The complex represents a model project for the urban development of the city of the future as ordinary residents envision it; the central issue for the Lause community is not owning that space, but rather creating and having free access to opportunities to best engage with it. As in many other cases in contemporary Berlin, however, it had to embark on a journey of frenetic mobilization in order to save its status as an open and non-commercialized space at the community’s disposal.

The complex has, in fact, just come out of years of struggles and negotiations opposing modern forces of privatization and financialization, which expose urban territories and their inhabitants to the risk of displacement in favor of profits that come from the sale of privately owned estates to the highest bidders. In 2007, the Lause was sold to Tækker – a Danish group of investors – and since then the threat of further lucrative transfers of the property has always been latent. Indeed, in 2016 the residents discovered Tækker was about to sell the Lause for the price of 20 million euros, profiting from an increase of 800% compared to the original investment made when they bought it from the Berlin municipality (i.e., 2.3 million).

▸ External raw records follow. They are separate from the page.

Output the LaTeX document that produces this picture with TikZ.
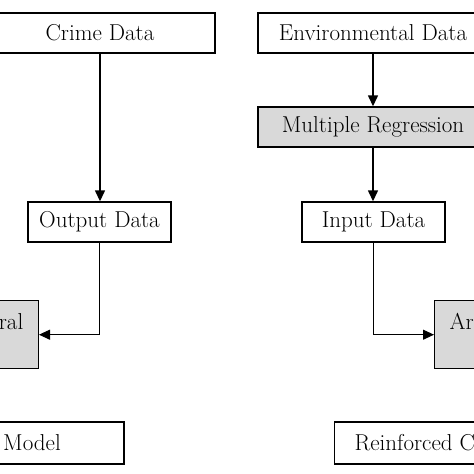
\documentclass[tikz,border=0pt]{standalone}
\usetikzlibrary{arrows.meta}
\begin{document}
\begin{tikzpicture}[x=1pt,y=-1pt,
  font=\fontsize{23}{27}\selectfont,
  block/.style={draw,line width=1.4pt,inner xsep=8pt,minimum height=40pt},
  grayblock/.style={block,fill=black!15,inner xsep=15pt,minimum height=68pt,align=center},
  flow/.style={line width=1.4pt,-{Triangle[length=11pt,width=10pt]}},
  thinflow/.style={flow,line width=1pt}]
\path[use as bounding box,clip] (0,0) rectangle (474,474);

% Left branch
\node[block,minimum width=230pt] (crime) at (100,33) {Crime Data};
\node[block,minimum width=143pt] (output) at (99.5,222) {Output Data};
\node[grayblock,anchor=north east] (annL) at (39,300) {Artificial Neural\\Network};
\node[block,minimum width=184pt,minimum height=42pt] (model) at (32,443) {Model};
\draw[flow] (crime.south) -- (crime.south |- output.north);
\draw[thinflow] (output.south) |- (annL.east);

% Right branch
\node[block,minimum width=230pt] (env) at (373,33) {Environmental Data};
\node[block,fill=black!15,minimum width=230pt] (regr) at (373,127) {Multiple Regression};
\node[block,minimum width=143pt] (input) at (373.5,222) {Input Data};
\node[grayblock,anchor=north west] (annR) at (434,300) {Artificial Neural\\Network};
\node[block,anchor=west,inner xsep=20pt,minimum height=42pt] (reinf) at (334,443) {Reinforced Crime Model};
\draw[flow] (env) -- (regr);
\draw[flow] (regr) -- (regr |- input.north);
\draw[thinflow] (input.south) |- (annR.west);
\end{tikzpicture}
\end{document}
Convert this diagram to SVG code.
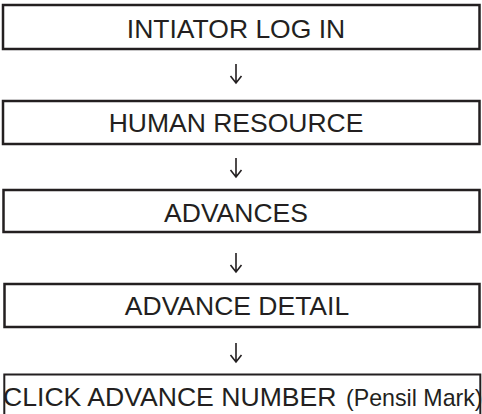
<svg xmlns="http://www.w3.org/2000/svg" width="482" height="414" viewBox="0 0 482 414">
<style>
.box{fill:#fff;stroke:#231f20;stroke-width:2.5}
.lbl{font-family:"Liberation Sans",Arial,sans-serif;font-size:26.5px;fill:#231f20;text-anchor:middle}
.sm{font-size:23.2px}
.arr{fill:none;stroke:#231f20;stroke-width:1.6;stroke-linejoin:miter}
</style>
<defs>
<path id="down" class="arr" d="M0 0V19M-5.5 12L0 19L5.5 12"/>
</defs>
<rect width="482" height="414" fill="#fff"/>
<g id="n1"><rect class="box" x="3" y="5" width="476.5" height="44"/><text class="lbl" x="236" y="38">INTIATOR LOG IN</text></g>
<g id="n2"><rect class="box" x="3" y="101" width="476.5" height="43"/><text class="lbl" x="236" y="132">HUMAN RESOURCE</text></g>
<g id="n3"><rect class="box" x="3.5" y="190" width="476" height="42"/><text class="lbl" x="236" y="222">ADVANCES</text></g>
<g id="n4"><rect class="box" x="4.5" y="284" width="475" height="43"/><text class="lbl" x="237" y="315">ADVANCE DETAIL</text></g>
<g id="n5"><rect class="box" x="4.3" y="374.5" width="476" height="60" style="stroke-width:2"/><text class="lbl" x="3" y="406" style="text-anchor:start;font-size:26.6px">CLICK ADVANCE NUMBER <tspan class="sm" x="346">(Pensil Mark)</tspan></text></g>
<g id="connectors">
<use href="#down" x="236" y="64"/>
<use href="#down" x="236" y="158"/>
<use href="#down" x="236" y="253"/>
<use href="#down" x="236" y="343"/>
</g>
</svg>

The transformation of the Lause’s spaces into luxury flats would have meant an unsustainable rental boom in the area, thus the end of the community project being realized by its residents, who would have had probably to relocate away from Kreuzberg-Friedrichshain where the effects of gentrification were already tangible. Refusing to surrender to such threat, the people of Lausitzer Straße 10/11 self-organized into a structured association, the “Lause Leben” initiative, which immediately started to work for the preservation of the housing facilities and the rights of the neighborhood to freely access them. Political actions and several protests were staged to advance such claims, and the State of Berlin was pressured to buy back the estate from Tækker in order to put speculative activities to a halt. After years of struggle, such mobilization bore its fruits, as in early 2022 the Danish group agreed to settle for a selling price of 11 million euros, allowing the Lause community to sign a 65-year lease on the property.

Tesserae included the Lause as a focused case study within the framework of the Co-creation H2020 project funded by EU Marie Curie RISE and led by Oxford University, in collaboration with other six organizations scattered around Europe and Latin America.